Holding — Mehrtens, J.
- The U.S. District Court for the Southern District of Florida held that Caplan was not entitled to the deduction for the loss on the sale of the building.
Rule
- No tax deductions are permitted for losses incurred in sales or exchanges of property between related parties, regardless of the intent behind the transactions.
Reasoning
- The U.S. District Court reasoned that under Section 267 of the Internal Revenue Code, no deduction was allowed for losses from transactions between related parties, including family members and corporations controlled by the same individuals.
- The court found that the transactions involving the sale of Caplan's stock and the sale of the building were separate and not indivisible, despite Caplan's claims to the contrary.
- The court emphasized that the stock redemption was a completed transaction resulting in taxable capital gains, while the building sale resulted in a loss that could not be deducted due to the statutory prohibition against losses from sales between related parties.
- The court also noted that Caplan's lack of intent to avoid taxes did not exempt him from the application of the law, which was intended to prevent tax avoidance through intra-family transactions.
- Ultimately, the court concluded that the transactions did not meet the criteria necessary to allow the deduction claimed by Caplan.

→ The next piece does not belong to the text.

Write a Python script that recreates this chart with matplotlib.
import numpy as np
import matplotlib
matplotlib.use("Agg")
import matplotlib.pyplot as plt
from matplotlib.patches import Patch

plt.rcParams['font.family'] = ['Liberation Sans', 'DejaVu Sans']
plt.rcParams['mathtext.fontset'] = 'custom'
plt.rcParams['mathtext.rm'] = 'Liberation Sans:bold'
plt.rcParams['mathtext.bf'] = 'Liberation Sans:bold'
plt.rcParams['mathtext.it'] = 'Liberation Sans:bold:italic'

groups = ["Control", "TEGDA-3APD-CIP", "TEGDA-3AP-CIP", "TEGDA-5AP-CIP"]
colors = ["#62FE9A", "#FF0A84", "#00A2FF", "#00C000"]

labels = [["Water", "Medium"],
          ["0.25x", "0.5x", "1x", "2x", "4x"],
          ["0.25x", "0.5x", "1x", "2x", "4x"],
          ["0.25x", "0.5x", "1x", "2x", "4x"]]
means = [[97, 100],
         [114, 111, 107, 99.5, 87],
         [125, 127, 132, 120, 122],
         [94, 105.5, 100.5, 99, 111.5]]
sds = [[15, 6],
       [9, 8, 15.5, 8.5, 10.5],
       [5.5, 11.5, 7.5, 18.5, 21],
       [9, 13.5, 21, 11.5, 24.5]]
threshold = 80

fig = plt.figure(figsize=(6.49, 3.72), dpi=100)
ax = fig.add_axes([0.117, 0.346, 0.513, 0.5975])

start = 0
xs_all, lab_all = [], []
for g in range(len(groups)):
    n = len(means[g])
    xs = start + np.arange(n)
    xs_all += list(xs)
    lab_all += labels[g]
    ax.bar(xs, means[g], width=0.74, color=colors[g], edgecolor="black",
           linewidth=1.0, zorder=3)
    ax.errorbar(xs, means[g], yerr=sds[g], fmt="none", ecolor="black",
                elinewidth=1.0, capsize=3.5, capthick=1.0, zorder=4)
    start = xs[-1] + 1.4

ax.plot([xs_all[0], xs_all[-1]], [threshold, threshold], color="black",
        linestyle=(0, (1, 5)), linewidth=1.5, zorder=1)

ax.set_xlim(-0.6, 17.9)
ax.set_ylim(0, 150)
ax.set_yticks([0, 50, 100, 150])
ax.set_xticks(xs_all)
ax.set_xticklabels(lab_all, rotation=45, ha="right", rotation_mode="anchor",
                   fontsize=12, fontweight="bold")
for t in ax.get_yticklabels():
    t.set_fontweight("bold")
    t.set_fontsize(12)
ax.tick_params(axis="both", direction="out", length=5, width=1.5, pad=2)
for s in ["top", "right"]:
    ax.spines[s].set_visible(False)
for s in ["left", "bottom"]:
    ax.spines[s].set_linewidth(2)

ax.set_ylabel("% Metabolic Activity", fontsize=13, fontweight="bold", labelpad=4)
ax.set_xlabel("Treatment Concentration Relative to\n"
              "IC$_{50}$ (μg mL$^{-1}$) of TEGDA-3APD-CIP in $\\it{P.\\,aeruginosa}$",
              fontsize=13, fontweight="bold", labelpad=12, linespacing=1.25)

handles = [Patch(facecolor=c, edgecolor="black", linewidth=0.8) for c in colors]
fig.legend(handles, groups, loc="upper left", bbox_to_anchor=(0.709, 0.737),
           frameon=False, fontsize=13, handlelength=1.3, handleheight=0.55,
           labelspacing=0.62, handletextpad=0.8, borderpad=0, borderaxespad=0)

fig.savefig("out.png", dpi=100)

Deep Dive: How the Court Reached Its Decision
Court's Interpretation of Section 267
The court examined Section 267 of the Internal Revenue Code, which prohibits tax deductions for losses from property sales or exchanges between related parties. This section specifically includes family members and entities controlled by the same individuals, indicating a clear legislative intent to prevent tax avoidance through intra-family transactions. The court reasoned that the relationship between Harry C. Caplan and his brother Samuel, who owned the majority of Marvin Envelope Co., Inc., qualified under this provision. The court emphasized that even though Caplan had no intent to evade taxes, the law's language was unequivocal in its prohibition against such deductions for related-party transactions. This interpretation aligned with previous cases, reinforcing the notion that intent did not negate the statutory restrictions placed on loss deductions in these circumstances. The court underscored that the overarching aim of Section 267 was to eliminate opportunities for taxpayers to manipulate tax liabilities through family transactions. Thus, the court found that Caplan's claimed loss on the sale of the building fell squarely within the ambit of Section 267, disallowing any deduction.

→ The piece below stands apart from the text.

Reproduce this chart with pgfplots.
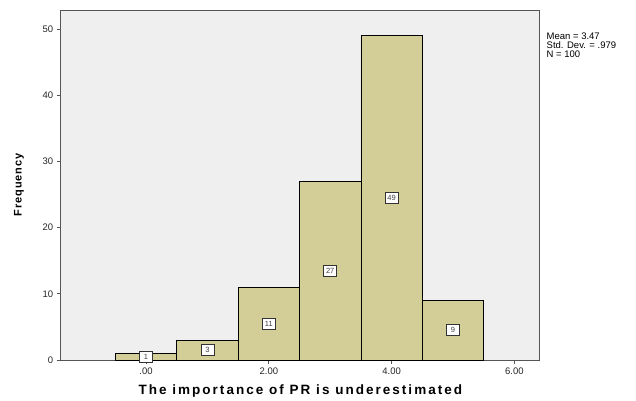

Distinction Between the Transactions
The court made a crucial distinction between the transactions involving the sale of Caplan's stock and the sale of the Wicker Park Building. It determined that these transactions were separate and not indivisible, as Caplan had claimed. The stock redemption was a completed transaction that resulted in capital gains, which Caplan reported as such on his tax returns for the relevant years. In contrast, the sale of the building, which resulted in a loss, did not occur until two years later, making it a distinct event for tax purposes. The court emphasized that the completion of each transaction signified a separate taxable event, and the timing of these events was significant in determining tax liability. The court noted that the agreements were between different parties: the stock redemption involved Caplan and Marvin, while the building sale was between Caplan and his brother. This further reinforced the notion that the transactions could not be treated as part of a single, unified transaction for tax purposes. As a result, Caplan's argument that the contracts were interdependent was rejected, solidifying the court's reasoning against allowing the claimed deduction.
Legislative Intent and Judicial Precedent
The court referenced the legislative history surrounding Section 267 to discern Congress's intent in enacting the provision. It highlighted that Congress aimed to close loopholes that allowed taxpayers to realize tax losses through sham transactions among family members. The court cited prior cases, including McWilliams v. Commissioner, to illustrate how both the Supreme Court and lower courts had consistently upheld the prohibition against deductions for losses in related-party transactions. The court pointed out that the legislative intent was to prevent taxpayers from manipulating tax liabilities and taking advantage of inter-family transactions. It noted that the broad language of Section 267 was designed to encompass various scenarios, including bona fide sales, to eliminate the potential for tax avoidance. The court acknowledged that while the application of this provision might lead to hardships in certain cases, the overall goal was to promote fairness in the tax system by avoiding potential abuses. Therefore, the court concluded that Caplan's situation did not warrant an exception to the established legal framework governing related-party transactions.
Indivisibility of Contracts Argument
Caplan's assertion that the contracts involved were indivisible was critically analyzed by the court, which found this argument unpersuasive. The court determined that the two agreements—the stock redemption and the sale of the building—were not legally interconnected, despite Caplan's claim that he would not have engaged in the arrangements without the contemporaneous execution of both contracts. The court noted that each contract established separate rights and obligations, with no mutual dependency that would necessitate their treatment as a singular transaction. Furthermore, the agreements were negotiated independently and lacked references to each other, indicating that they were intended to function independently. The court referenced case law, including Bard-Parker Co., Inc. v. Commissioner, which established that the mere presence of simultaneous agreements does not automatically merge them into one transaction for tax purposes. The court concluded that Caplan's reliance on the indivisibility argument did not alter the legal outcome dictated by the separate nature of the transactions.
Conclusion of the Court
Ultimately, the court ruled against Caplan's claim for a tax refund, dismissing his complaint with prejudice. It reinforced that the statutory framework of the Internal Revenue Code, particularly Section 267, precluded the deduction of losses from transactions between related parties, regardless of the taxpayer's intent. The court emphasized the importance of adhering to the law as written, stating that it could not create exceptions or modify its application based on individual circumstances. The ruling underscored the principle that completed transactions govern tax consequences, and in Caplan's case, the distinct nature of the stock redemption and building sale led to the disallowance of the claimed loss. The court’s decision aligned with prior judicial interpretations that had consistently upheld the prohibition against deductions for losses in related-party transactions, reinforcing the need for clarity and consistency in tax law application. Consequently, the court's findings and conclusions underscored the limitations imposed by the Internal Revenue Code on related-party transactions and the necessity of compliance with these provisions.